Cuando comenzó la campaña mi papá no pudo irse a alfabetizar. Su madre no se lo permitió. Las lomas quedaban lejos y estaban asoladas por los bandidos; él era apenas un niño. Hubo un primo que sí consiguió el permiso. Mi papá lo imaginaba en algún bohío remoto, corrigiendo los trazos de un guajiro y enderezando las líneas torcidas de la historia de la nación. Las palabras parecían más sagradas que nunca, el acto de aprender a trazarlas obsedía a los cubanos. Querían reescribirlo todo.
La Campaña de Alfabetización es el episodio de la épica revolucionaria que me conmociona más. Quizás me abate la evidencia de casi un millón de analfabetos porque he estado muy apegado a los libros. Una de las peores miserias que puedo conjeturar es la del hombre incapaz de consignar su propio nombre.

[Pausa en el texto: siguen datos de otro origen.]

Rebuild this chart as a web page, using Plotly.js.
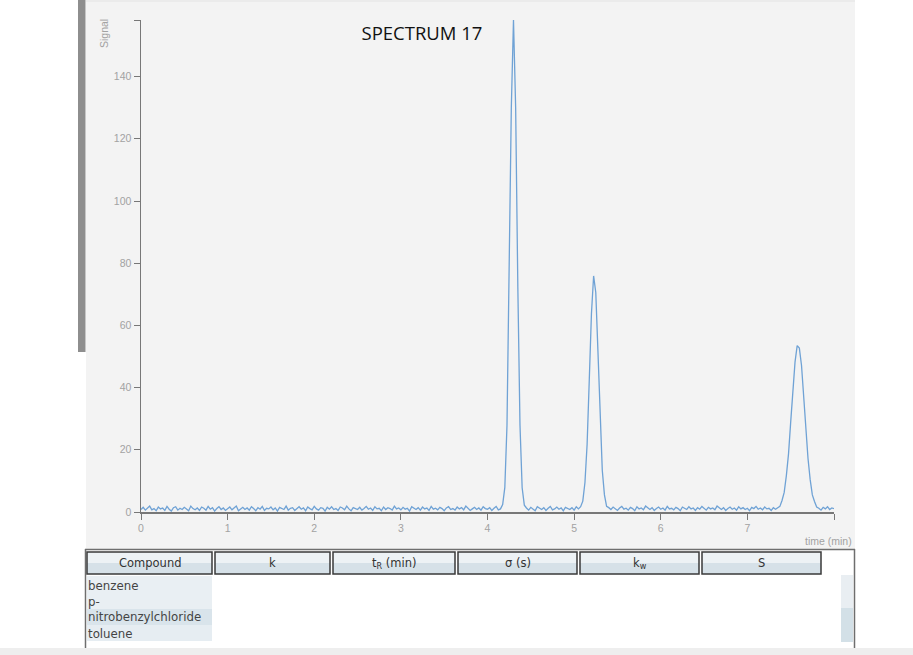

Mi padre tenía trece años y había leído pocos libros; los remanentes de la Cuba pretérita seguían gobernando a gente como mis abuelos, que apenas habían estudiado hasta el tercer grado de la primaria. Mi papá, sin embargo, perseveró. Una de sus tías intercedió ante unas maestras de la familia. Es tarde para inscribirlo, dijeron, pero algo puede hacerse todavía. Le entregaron entonces el manual y la cartilla con la encomienda de alfabetizar en un barrio de la ciudad. No era como la aventura del primo, pero él supo que las sagradas palabras ejercen su ministerio con la misma dignidad en cualquier sitio.
Mi papá alfabetizó en Pueblo Nuevo. Iba todos los días hasta los límites del barrio con sus cartillas bajo el brazo. Algunos alumnos se arrepintieron de la empresa, ¡los trazos eran arduos! Sólo uno pudo alfabetizarse a término.
Cuando mis hermanos y yo supimos que nuestro padre fue un alfabetizador quisimos saber cuántos se beneficiaron de su trabajo. Enterarnos de que había conseguido enseñar las primeras letras a un solo hombre -lo confieso- nos decepcionó. Estábamos demasiado influidos por las imágenes épicas de la campaña, deseábamos una estampa más gloriosa, acaso una familia completa de guajiros curtidos. Mi papá no podía mostrarnos más saldo que un alfabetizado.
Hace algunos años Cuba instituyó un reconocimiento para el esfuerzo de aquellos jóvenes. Jamás inscrito, sin expediente oficial, maestro tardío y parco de un solo hombre, mi padre tardó en solicitar la medalla. Pruébenos que usted alfabetizó, le pidieron cuando hizo la solicitud. Apórtenos al menos el manual que usó, cualquier testimonio sirve, insistieron. Pero mi papá no conservaba los manuales. Después de pensar un poco halló el gran recurso inapelable: recorrió el viejo camino hasta Pueblo Nuevo y trajo a su alfabetizado, al único. El antiguo analfabeto confirmó que mi padre es el adolescente que lo enseñó a escribir y a leer en 1961. Así obtuvo la medalla, que es la retribución menor.
El único alfabetizado, que ha escrito y leído durante los últimos cincuenta años, debió bastarnos; hoy nos basta.